▶ [Written problem]: Locate the lines of the listing below that hold "this", then copy each of them.

▶ [Supplied material]:
## START
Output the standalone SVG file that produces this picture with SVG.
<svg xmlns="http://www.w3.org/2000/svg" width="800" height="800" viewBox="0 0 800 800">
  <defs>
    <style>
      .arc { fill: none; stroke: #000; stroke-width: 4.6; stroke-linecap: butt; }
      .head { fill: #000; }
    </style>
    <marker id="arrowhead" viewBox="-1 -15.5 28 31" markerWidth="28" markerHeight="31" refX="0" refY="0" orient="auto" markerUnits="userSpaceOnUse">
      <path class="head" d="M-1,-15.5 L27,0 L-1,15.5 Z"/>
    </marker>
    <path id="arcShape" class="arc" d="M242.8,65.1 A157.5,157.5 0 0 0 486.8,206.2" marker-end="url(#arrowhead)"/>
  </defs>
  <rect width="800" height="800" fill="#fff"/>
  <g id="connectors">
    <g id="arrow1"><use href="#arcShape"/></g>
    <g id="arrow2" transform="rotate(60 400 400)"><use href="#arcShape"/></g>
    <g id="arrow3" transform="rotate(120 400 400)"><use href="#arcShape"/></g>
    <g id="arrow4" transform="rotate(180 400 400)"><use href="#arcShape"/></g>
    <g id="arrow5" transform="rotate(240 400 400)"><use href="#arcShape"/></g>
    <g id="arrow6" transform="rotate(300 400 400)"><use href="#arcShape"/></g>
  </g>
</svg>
## END
## START
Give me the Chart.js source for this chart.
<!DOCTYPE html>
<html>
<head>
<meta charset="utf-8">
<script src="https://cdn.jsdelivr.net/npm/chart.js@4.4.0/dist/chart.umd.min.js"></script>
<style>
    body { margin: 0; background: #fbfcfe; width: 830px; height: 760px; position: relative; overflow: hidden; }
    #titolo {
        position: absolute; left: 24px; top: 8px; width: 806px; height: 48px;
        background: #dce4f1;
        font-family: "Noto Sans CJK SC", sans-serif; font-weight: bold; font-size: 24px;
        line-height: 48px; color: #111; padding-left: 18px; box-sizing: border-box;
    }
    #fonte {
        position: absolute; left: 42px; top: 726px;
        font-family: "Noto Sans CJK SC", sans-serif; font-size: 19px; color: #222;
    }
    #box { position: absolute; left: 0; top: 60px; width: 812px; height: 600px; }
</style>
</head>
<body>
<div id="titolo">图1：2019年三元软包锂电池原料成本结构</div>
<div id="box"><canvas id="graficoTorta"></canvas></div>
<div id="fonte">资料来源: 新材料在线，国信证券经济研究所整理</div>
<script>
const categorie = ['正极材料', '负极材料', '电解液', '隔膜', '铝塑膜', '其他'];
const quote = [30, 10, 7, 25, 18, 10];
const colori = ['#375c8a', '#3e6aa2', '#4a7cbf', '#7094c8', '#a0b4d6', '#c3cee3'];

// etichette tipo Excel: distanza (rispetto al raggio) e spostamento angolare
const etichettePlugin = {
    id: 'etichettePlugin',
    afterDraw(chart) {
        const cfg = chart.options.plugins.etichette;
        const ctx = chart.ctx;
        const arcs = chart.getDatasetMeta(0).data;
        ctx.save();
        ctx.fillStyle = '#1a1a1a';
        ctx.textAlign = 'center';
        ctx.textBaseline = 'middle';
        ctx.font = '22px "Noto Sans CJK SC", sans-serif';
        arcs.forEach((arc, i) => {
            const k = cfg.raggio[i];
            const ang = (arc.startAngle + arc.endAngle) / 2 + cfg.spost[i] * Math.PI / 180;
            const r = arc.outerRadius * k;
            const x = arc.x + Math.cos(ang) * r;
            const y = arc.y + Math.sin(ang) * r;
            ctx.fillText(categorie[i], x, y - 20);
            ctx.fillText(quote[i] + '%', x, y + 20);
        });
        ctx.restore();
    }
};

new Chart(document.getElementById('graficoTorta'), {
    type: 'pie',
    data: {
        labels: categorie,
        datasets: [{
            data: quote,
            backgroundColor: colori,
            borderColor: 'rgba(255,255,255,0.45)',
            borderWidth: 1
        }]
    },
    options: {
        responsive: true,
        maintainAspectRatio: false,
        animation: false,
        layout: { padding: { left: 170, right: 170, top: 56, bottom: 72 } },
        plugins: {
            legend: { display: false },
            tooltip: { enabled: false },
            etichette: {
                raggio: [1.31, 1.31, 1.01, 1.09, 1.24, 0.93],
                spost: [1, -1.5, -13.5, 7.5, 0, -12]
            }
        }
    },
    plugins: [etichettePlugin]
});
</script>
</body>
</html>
## END
## START
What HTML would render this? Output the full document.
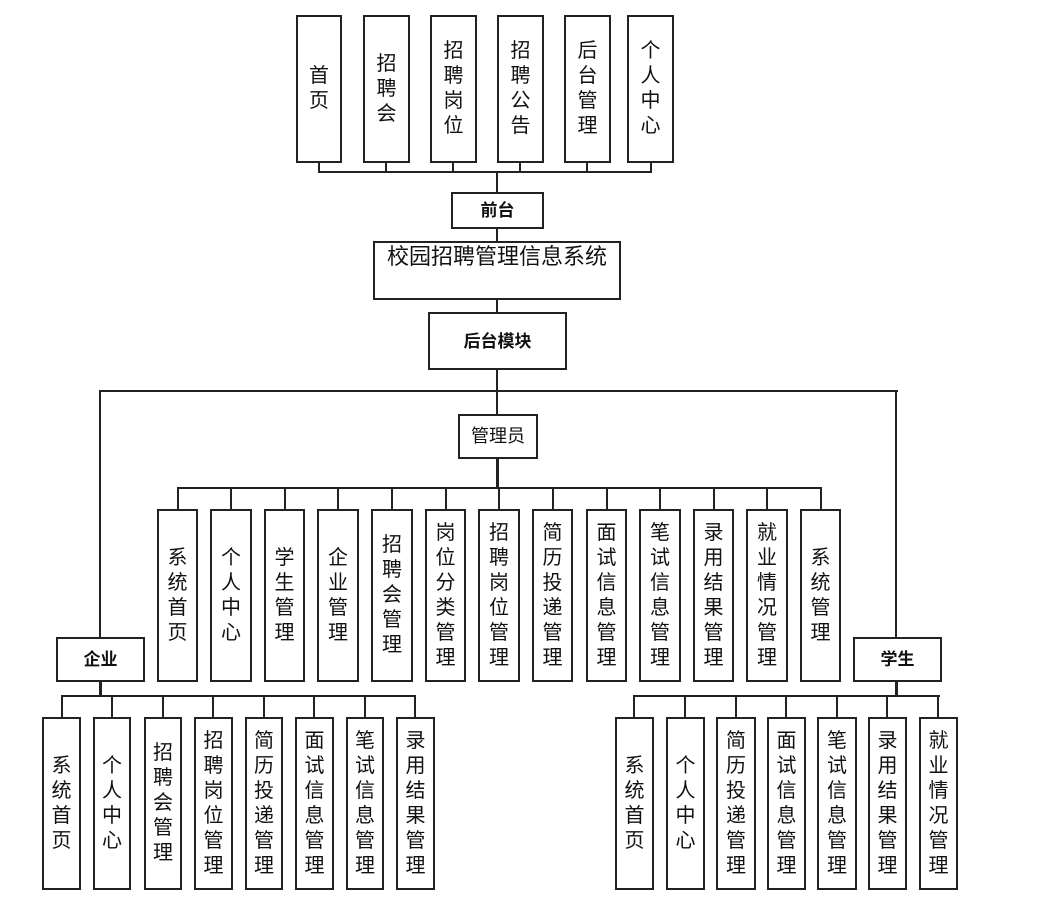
## END
▶ [Complete response]:
Output the standalone SVG file that produces this picture with SVG.
Give me the Chart.js source for this chart.
What HTML would render this? Output the full document.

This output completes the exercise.